Rather than ruining my life in Fever, as I’d planned, I will be marking the end of my second year by getting blind drunk in a field with my home friends just like old times. Only, instead of stolen vodka (from my mum’s booze shelf, not shoplifted – I’m not a criminal) discreetly stored in a Buxton water bottle, I plan on keeping it relatively classy with a bottle of fizz and some beers. I am, after all, twenty, not fifteen. Although, many aspects of lockdown have made me feel fifteen again. Resorting to fields as viable party-spots, because pubs are closed and house parties pretty much illegal, for one thing and the fact that having a sex life of any kind requires substantial logistical planning and some pretty serious sneaking around (not that I condone or have indulged in such behaviour) for another. We are neither fully fledged adults, with stable incomes and houses of our own, nor are we fully fledged students able to flex our new-found independence and legal right to get shit-faced in clubs, pubs, and bars. Instead, we are children once again, confined to our teenage bedrooms in our hometowns living a life of celibacy and relative sobriety.

Being back at home for so long has me feeling, in a word, stunted. After a year and a half of having my nerves tested to the very limits by circuit laundry, occasionally cooking for myself (I’m a regular in my college hall), and coming and going without having to let anyone know where I was going and when I was due home, it feels a little strange to be back in the family home. Especially when my home has so many angsty associations and I’m sure I’m not alone in this as our teenage bedrooms have all seen their fair share of tears, tantrums and hormonal meltdowns. It feels strange, and somewhat regressive, being back in a space I associate so closely with crazy sleepovers, texting boys, and frantically revising for exams. Now, it’s a weirdly alien, but familiar, space and I’m not quite sure where it sits in relation to my current life.

I have a similar uneasy relationship with the fields surrounding my hometown. For context, one of my friends used to live on a farm and we’d often camp out in one of the fields and get completely trashed on vodka and whatever other spirits we could get a hold of. They used to host weddings in a converted barn where we’d sometimes sleep in the colder months. We once found a stash of red wine bottles under the stage and needless to say that was one of the messiest nights of my entire life. Never in my life have I seen so many people vomit at the same time. Never again in my life do I want to see that many people vomit at the same time.  In the summer months we’d wade through long grass and pitch a tent somewhere random for the night. I’ll admit I’m too old for sleeping in damp fields; I’d much rather wake up dry and in my own bed. My days of stumbling out of tents into fields of turkeys (yes, turkeys) at sunrise are long behind me.
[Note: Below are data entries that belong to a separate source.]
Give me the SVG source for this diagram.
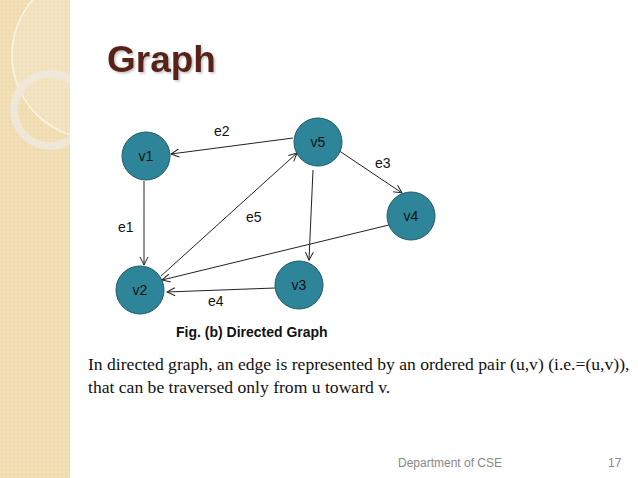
<svg xmlns="http://www.w3.org/2000/svg" width="638" height="478" viewBox="0 0 638 478">
<defs>
<pattern id="dots" width="4" height="4" patternUnits="userSpaceOnUse"><rect width="4" height="4" fill="#f2dfb5"/><circle cx="2" cy="2" r="0.8" fill="#e8d2a0"/></pattern>
<marker id="ar" markerWidth="10" markerHeight="10" refX="9" refY="5" orient="auto" markerUnits="userSpaceOnUse"><path d="M1,1 L9,5 L1,9" fill="none" stroke="#222" stroke-width="1"/></marker>
<filter id="sh"><feDropShadow dx="1.5" dy="1.5" stdDeviation="1" flood-color="#999" flood-opacity="0.6"/></filter>
<clipPath id="cp"><rect width="70" height="478"/></clipPath>
</defs>
<style>
.n{fill:#2e8599;stroke:#1e5a68;stroke-width:1}
.t{font-family:"Liberation Sans",Arial,sans-serif;font-size:14px;fill:#111}
.c line{stroke:#222;stroke-width:1;marker-end:url(#ar)}
</style>
<rect width="638" height="478" fill="#fff"/>
<rect width="70" height="478" fill="url(#dots)"/>
<g clip-path="url(#cp)">
<circle cx="96" cy="55" r="84" fill="#fff" fill-opacity="0.15" stroke="#fbf5e6" stroke-width="1.5"/>
<circle cx="50" cy="110" r="36" fill="none" stroke="#eee8da" stroke-width="8" opacity="0.9"/>
</g>
<text x="107" y="72" font-family="Liberation Sans,Arial,sans-serif" font-weight="bold" font-size="37" fill="#5a2416" filter="url(#sh)">Graph</text>
<g class="c">
<line x1="293" y1="138" x2="171" y2="154"/>
<line x1="144" y1="181" x2="144" y2="265"/>
<line x1="161" y1="276" x2="297" y2="153"/>
<line x1="335" y1="148" x2="402" y2="193"/>
<line x1="313" y1="170" x2="309" y2="260"/>
<line x1="393" y1="224" x2="162" y2="280"/>
<line x1="275" y1="288" x2="167" y2="292"/>
</g>
<g id="v1"><circle class="n" cx="146" cy="156" r="24"/><text class="t" x="146" y="161" text-anchor="middle">v1</text></g>
<g id="v5"><circle class="n" cx="318" cy="142" r="24"/><text class="t" x="318" y="147" text-anchor="middle">v5</text></g>
<g id="v4"><circle class="n" cx="411" cy="216" r="24"/><text class="t" x="411" y="221" text-anchor="middle">v4</text></g>
<g id="v2"><circle class="n" cx="140" cy="290" r="24"/><text class="t" x="140" y="295" text-anchor="middle">v2</text></g>
<g id="v3"><circle class="n" cx="299" cy="285" r="24"/><text class="t" x="299" y="290" text-anchor="middle">v3</text></g>
<text class="t" x="214" y="136">e2</text>
<text class="t" x="375" y="168">e3</text>
<text class="t" x="118" y="232">e1</text>
<text class="t" x="246" y="222">e5</text>
<text class="t" x="208" y="306">e4</text>
<text x="176" y="337" font-family="Liberation Sans,Arial,sans-serif" font-weight="bold" font-size="14" fill="#111">Fig. (b) Directed Graph</text>
<text x="88" y="370" font-family="Liberation Serif,Times New Roman,serif" font-size="17.6" fill="#111">In directed graph, an edge is represented by an ordered pair (u,v) (i.e.=(u,v)),</text>
<text x="88" y="393" font-family="Liberation Serif,Times New Roman,serif" font-size="17.6" fill="#111">that can be traversed only from u toward v.</text>
<text x="398" y="467" font-family="Liberation Sans,Arial,sans-serif" font-size="12" fill="#888">Department of CSE</text>
<text x="608" y="467" font-family="Liberation Sans,Arial,sans-serif" font-size="12" fill="#888">17</text>
</svg>
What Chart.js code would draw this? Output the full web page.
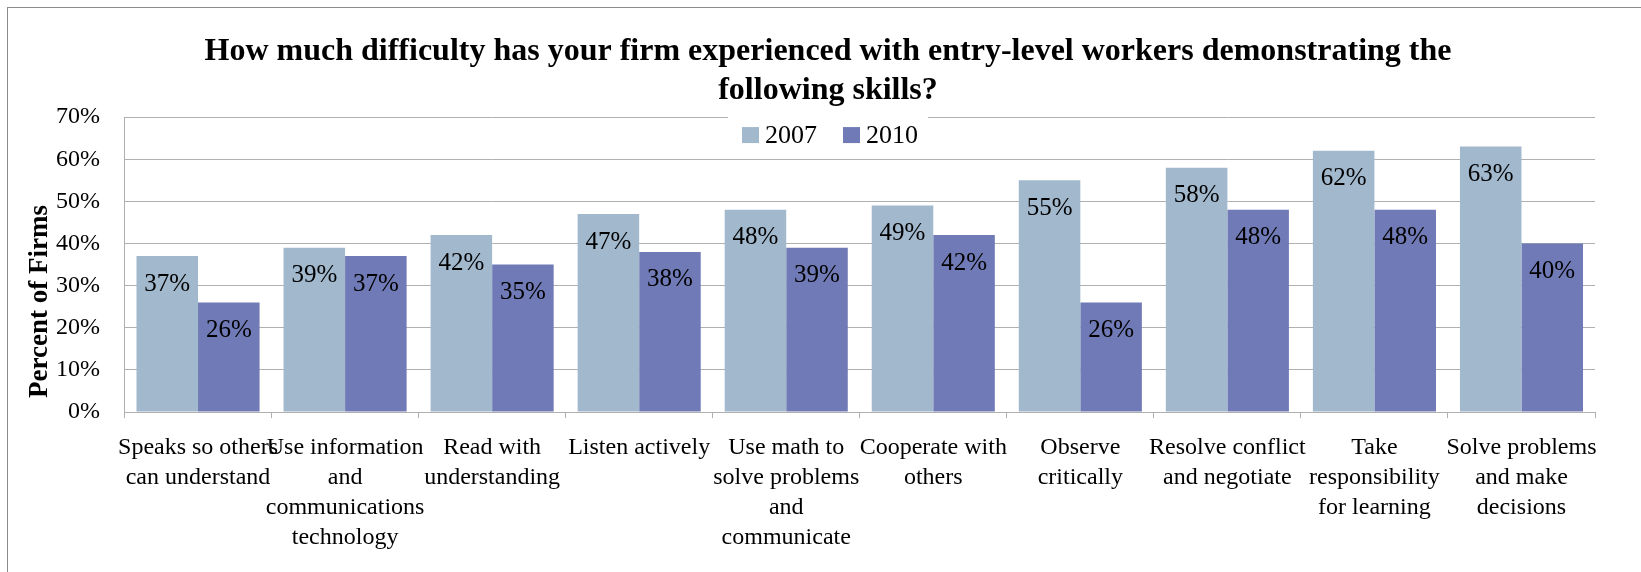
<!DOCTYPE html>
<html>
<head>
<meta charset="utf-8">
<script src="https://cdn.jsdelivr.net/npm/chart.js@4.4.1/dist/chart.umd.min.js"></script>
<style>
  html, body { margin: 0; padding: 0; background: #fff; }
  #frame {
    position: absolute; left: 7px; top: 7px; width: 1634px; height: 565px;
    border-top: 1px solid #8c8c8c; border-left: 1px solid #8c8c8c;
  }
  #c { position: absolute; left: 0; top: 0; }
</style>
</head>
<body>
<div id="frame"></div>
<canvas id="c" width="1641" height="572"></canvas>
<script>
// Survey question and axis text
const titleLines = [
  'How much difficulty has your firm experienced with entry-level workers demonstrating the',
  'following skills?'
];
const yAxisTitle = 'Percent of Firms';

// Skill categories (pre-wrapped into lines)
const categories = [
  ['Speaks so others', 'can understand'],
  ['Use information', 'and', 'communications', 'technology'],
  ['Read with', 'understanding'],
  ['Listen actively'],
  ['Use math to', 'solve problems', 'and', 'communicate'],
  ['Cooperate with', 'others'],
  ['Observe', 'critically'],
  ['Resolve conflict', 'and negotiate'],
  ['Take', 'responsibility', 'for learning'],
  ['Solve problems', 'and make', 'decisions']
];

// Share of firms reporting difficulty, in percent
const seriesNames = ['2007', '2010'];
const values2007 = [37, 39, 42, 47, 48, 49, 55, 58, 62, 63];
const values2010 = [26, 37, 35, 38, 39, 42, 26, 48, 48, 40];

// Value axis
const yMin = 0;
const yMax = 70;
const yStep = 10;

const colors = ['#A2B8CD', '#707AB6'];
const gridColor = '#b0b0b0';
const serif = '"Liberation Serif", "Times New Roman", serif';

Chart.defaults.font.family = serif;
Chart.defaults.color = '#000';

// Percent labels inside the top of every bar
const valueLabels = {
  id: 'valueLabels',
  afterDatasetsDraw(chart) {
    const ctx = chart.ctx;
    ctx.save();
    ctx.font = '25px ' + serif;
    ctx.fillStyle = '#000';
    ctx.textAlign = 'center';
    ctx.textBaseline = 'middle';
    chart.data.datasets.forEach((ds, i) => {
      chart.getDatasetMeta(i).data.forEach((bar, j) => {
        ctx.fillText(ds.data[j] + '%', bar.x, bar.y + 28);
      });
    });
    ctx.restore();
  }
};

// Rotated value-axis title
const yTitlePlugin = {
  id: 'yTitlePlugin',
  afterDraw(chart) {
    const ctx = chart.ctx;
    const area = chart.chartArea;
    ctx.save();
    ctx.translate(40, (area.top + area.bottom) / 2 + 37);
    ctx.rotate(-Math.PI / 2);
    ctx.font = 'bold 27px ' + serif;
    ctx.fillStyle = '#000';
    ctx.textAlign = 'center';
    ctx.textBaseline = 'middle';
    ctx.fillText(yAxisTitle, 0, 0);
    ctx.restore();
  }
};

// Centre the title block over the region right of the axis-title gutter
const titleGutter = {
  id: 'titleGutter',
  afterLayout(chart) {
    chart.titleBlock.left += 21;
  }
};

// Legend sitting across the top gridline, centred under the title
const insetLegend = {
  id: 'insetLegend',
  afterDraw(chart) {
    const ctx = chart.ctx;
    const area = chart.chartArea;
    const tb = chart.titleBlock;
    const cx = (tb.left + tb.right) / 2 + 2;
    const box = 16, gapIn = 7, gapOut = 26;
    ctx.save();
    ctx.font = '26px ' + serif;
    const items = chart.data.datasets.map(ds => ({
      label: ds.label, color: ds.backgroundColor, w: ctx.measureText(ds.label).width
    }));
    let total = 0;
    items.forEach((it, i) => { total += box + gapIn + it.w + (i < items.length - 1 ? gapOut : 0); });
    let x = cx - total / 2;
    const base = area.top + 26;
    ctx.fillStyle = '#fff';
    ctx.fillRect(x - 14, area.top - 8, total + 24, 38);
    items.forEach(it => {
      ctx.fillStyle = it.color;
      ctx.fillRect(x, base - box, box + 1, box);
      x += box + gapIn;
      ctx.fillStyle = '#000';
      ctx.textAlign = 'left';
      ctx.textBaseline = 'alphabetic';
      ctx.fillText(it.label, x, base);
      x += it.w + gapOut;
    });
    ctx.restore();
  }
};

new Chart(document.getElementById('c'), {
  type: 'bar',
  data: {
    labels: categories,
    datasets: [
      { label: seriesNames[0], data: values2007, backgroundColor: colors[0] },
      { label: seriesNames[1], data: values2010, backgroundColor: colors[1] }
    ]
  },
  options: {
    responsive: false,
    animation: false,
    events: [],
    layout: { padding: { left: 40, right: 46, top: 0, bottom: 0 } },
    datasets: { bar: { categoryPercentage: 0.837, barPercentage: 1.0, borderWidth: 0 } },
    plugins: {
      legend: { display: false },
      tooltip: { enabled: false },
      title: {
        display: true,
        text: titleLines,
        color: '#000',
        font: { family: serif, size: 32, weight: 'bold', lineHeight: 1.22 },
        padding: { top: 32, bottom: 7 }
      }
    },
    scales: {
      x: {
        offset: true,
        grid: { display: true, drawOnChartArea: false, drawTicks: true, tickLength: 6, offset: true, color: gridColor },
        border: { display: true, color: gridColor },
        ticks: {
          autoSkip: false, maxRotation: 0, minRotation: 0, padding: 15,
          font: { family: serif, size: 24, lineHeight: 1.25 }, color: '#000'
        },
        afterFit(scale) { scale.height = 160; }
      },
      y: {
        min: yMin, max: yMax,
        grid: { color: gridColor, drawTicks: false, tickLength: 0 },
        border: { display: true, color: gridColor },
        ticks: {
          stepSize: yStep, padding: 24.5,
          font: { family: serif, size: 24 }, color: '#000',
          callback: v => v + '%'
        },
        afterFit(scale) { scale.width = 84.5; }
      }
    }
  },
  plugins: [titleGutter, valueLabels, yTitlePlugin, insetLegend]
});
</script>
</body>
</html>
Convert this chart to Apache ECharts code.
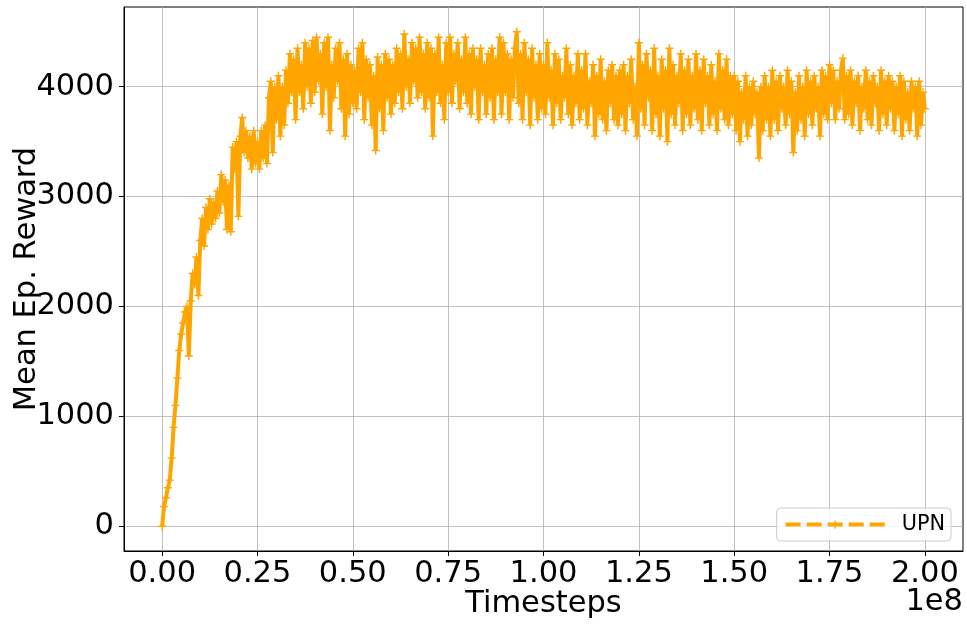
<!DOCTYPE html>
<html>
<head>
<meta charset="utf-8">
<script src="https://cdn.jsdelivr.net/npm/echarts@6/dist/echarts.min.js"></script>
<style>html,body{margin:0;padding:0;background:#fff;}#c{width:967px;height:627px;}</style>
</head>
<body>
<div id="c"></div>
<script>
// Timestep spacing between logged points
const STEP = 5e5;
// Mean episode reward, one value per logged point (0 .. 2e8)
const rewards = [
  0,180,260,350,420,620,900,1100,1350,1600,1750,1850,1950,2000,1550,2050,2300,2200,2450,2100,
  2600,2800,2550,2900,2700,2980,2750,2950,2800,3050,2850,3200,2950,3150,2700,3100,2680,3450,3250,3500,
  2820,3550,3720,3400,3600,3350,3550,3250,3600,3300,3500,3250,3600,3350,3650,3300,3900,4050,3400,4000,
  3700,4100,3550,4000,3650,4150,3850,4300,3950,4250,3700,4350,3950,4200,3800,4400,4000,4350,3850,4420,
  3950,4450,4050,4300,3750,4400,4000,4450,3600,4200,3900,4350,4050,4400,3800,4250,3550,4300,3750,4200,
  3850,4150,3800,4350,3950,4400,3700,4250,3900,4200,3650,4100,3420,4270,3800,4200,3600,4300,3900,4250,
  3750,4200,3850,4350,3950,4300,3800,4480,4000,4250,3850,4400,4050,4350,3900,4450,3950,4300,3800,4400,
  3900,4350,3550,4300,3950,4450,3850,4200,3700,4400,3950,4450,3850,4300,4050,4400,3800,4250,3950,4450,
  3850,4300,3750,4350,4000,4250,3700,4350,3950,4200,3750,4300,3900,4350,3700,4250,3950,4450,3750,4400,
  3950,4300,3700,4250,3900,4350,4500,3850,4300,3700,4400,3950,4250,3650,4350,3900,4200,3700,4300,3800,
  4200,3750,4400,3900,4150,3650,4300,3850,4250,3700,4100,3900,4350,3750,4200,3650,4100,3850,4300,3700,
  4150,3800,4300,3650,4050,3850,4200,3550,4100,3750,4250,3700,4050,3600,4150,3850,4200,3700,4100,3650,
  4150,3750,4200,3600,4100,3850,4250,3700,4000,3550,4400,3800,4200,3650,4300,3900,4150,3600,4350,3750,
  4100,3550,4250,3800,4150,3500,4350,3750,4200,3650,4100,3850,4300,3600,4150,3750,4250,3650,4100,3800,
  4300,3700,4150,3600,4250,3850,4100,3650,4200,3750,4050,3600,4300,3800,4150,3700,4250,3650,4100,3750,
  4100,3600,4050,3500,3950,3700,4100,3550,4000,3650,4050,3750,3950,3350,4000,3600,4100,3700,4000,3550,
  4150,3700,4050,3600,4100,3800,4000,3650,4150,3750,4050,3400,3950,3600,4100,3700,4000,3550,4150,3750,
  4050,3650,4100,3800,4000,3550,4150,3750,4100,3700,4200,3850,4150,3700,4050,3800,4150,4260,3700,4100,
  3750,4150,3650,4050,3850,4100,3600,4000,3800,4150,3700,4050,3650,4100,3850,4000,3600,4150,3750,4050,
  3650,4100,3800,4050,3600,4000,3750,4100,3550,4050,3700,3950,3600,4050,3800,4000,3550,4050,3650,3950,
  3800
];
// Axis tick values
const xTicks = [0, 0.25e8, 0.5e8, 0.75e8, 1e8, 1.25e8, 1.5e8, 1.75e8, 2e8];
const yTicks = [0, 1000, 2000, 3000, 4000];
const seriesName = 'UPN';

const points = rewards.map((v, i) => [i * STEP, v]);
const plus = 'path://M0,4.1H10V5.9H0Z M4.1,0H5.9V10H4.1Z';
const FONT = 'DejaVu Sans';
const FS = 30.5;

const chart = echarts.init(document.getElementById('c'), null, {renderer: 'canvas'});
chart.setOption({
  animation: false,
  backgroundColor: '#ffffff',
  grid: {left: 124, right: 4, top: 7, bottom: 76, outerBoundsMode: 'none', containLabel: false,
    show: true, borderColor: '#000', borderWidth: 1, backgroundColor: 'transparent'},
  xAxis: {
    type: 'value', min: -0.1e8, max: 2.1e8,
    name: 'Timesteps', nameLocation: 'middle', nameGap: 38,
    nameMoveOverlap: false,
    nameTextStyle: {fontFamily: FONT, fontSize: FS, color: '#000'},
    axisLine: {show: true, onZero: false, lineStyle: {color: '#000', width: 1}},
    axisTick: {show: true, length: 5, lineStyle: {color: '#000'}, customValues: xTicks},
    axisLabel: {customValues: xTicks, margin: 8, fontFamily: FONT, fontSize: FS, color: '#000',
      formatter: v => (v / 1e8).toFixed(2)},
    splitLine: {show: true, lineStyle: {color: '#b0b0b0', width: 0.8}}
  },
  yAxis: {
    type: 'value', min: -225, max: 4725,
    name: 'Mean Ep. Reward', nameLocation: 'middle', nameGap: 81,
    nameMoveOverlap: false,
    nameTextStyle: {fontFamily: FONT, fontSize: FS, color: '#000'},
    axisLine: {show: true, onZero: false, lineStyle: {color: '#000', width: 1}},
    axisTick: {show: true, length: 5, lineStyle: {color: '#000'}, customValues: yTicks},
    axisLabel: {customValues: yTicks, margin: 10, fontFamily: FONT, fontSize: FS, color: '#000',
      formatter: v => String(v)},
    splitLine: {show: true, lineStyle: {color: '#b0b0b0', width: 0.8}}
  },
  legend: {
    right: 16, bottom: 86, orient: 'horizontal',
    padding: [6, 6, 6, 7], itemWidth: 99, itemHeight: 10,
    borderColor: '#cccccc', borderWidth: 1, borderRadius: 4,
    backgroundColor: 'rgba(255,255,255,0.8)',
    lineStyle: {type: [15, 6], width: 4},
    textStyle: {fontFamily: FONT, fontSize: 20.8, color: '#000', padding: [0, 0, 0, 12]},
    data: [seriesName]
  },
  graphic: [{
    type: 'text', right: 4, top: 587,
    style: {text: '1e8', fontFamily: FONT, fontSize: FS, fill: '#000'}
  }],
  series: [{
    name: seriesName, type: 'line', data: points,
    showAllSymbol: true, symbol: plus, symbolSize: 8,
    itemStyle: {color: '#FFA500'},
    lineStyle: {color: '#FFA500', width: 4, type: 'solid'},
    sampling: null
  }]
});
</script>
</body>
</html>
This mindset did not stop me, however, when my best friend (a ‘day one’ you might say,  a girl I’ve known since I was five who gave me a penguin necklace with ‘friends’ on it to match her ‘best’) asked if I wanted to ‘get pissed tonight’. This was fairly recently and I hadn’t spent proper time with her since before Christmas what with university and lockdown happening. So, I gathered some plastic cups and a picnic blanket whilst she packed her flask of vodka and pink lemonade into a bag which we took up to some fields behind my house. With there only being two of us, and it being more a catch-up than an all-out bender, it was significantly less chaotic than the times we’d spent in large groups roaming Matlock, and its surrounding rural areas, after dark. It was a little more refined and composed, although being a bit beyond tipsy and out in the open after dark still felt liberating in its own special way. It was when we started getting texts from our mums asking what time we were coming home that we really, truly felt fifteen again.

If the weather allows us, I intend to get (socially distanced) drunk once again with my home friends in a field. I am lucky to live in a place with an abundance of open spaces, even if it means struggling up a 100m incline to get there, and a pretty clumsy pitch-black descent once we’re done for the night. Although we’ll probably never get alfresco-drunk with the same reckless abandon as we did when we were fifteen, we can use the lockdown as an opportunity to partially recreate our early adolescence (just with significantly less angst I hope). I should add, as well, that this marks the last episode in this Lockdown special series of ‘Nice to Meet You, I’m a Slut!’ But I hope to make a return once life is back to a semblance of normality and I get an opportunity to explore all the things I’d initially planned to write about but were rendered circumstantially irrelevant. For now, I leave you on this vaguely nostalgic note, and bid you all adieu.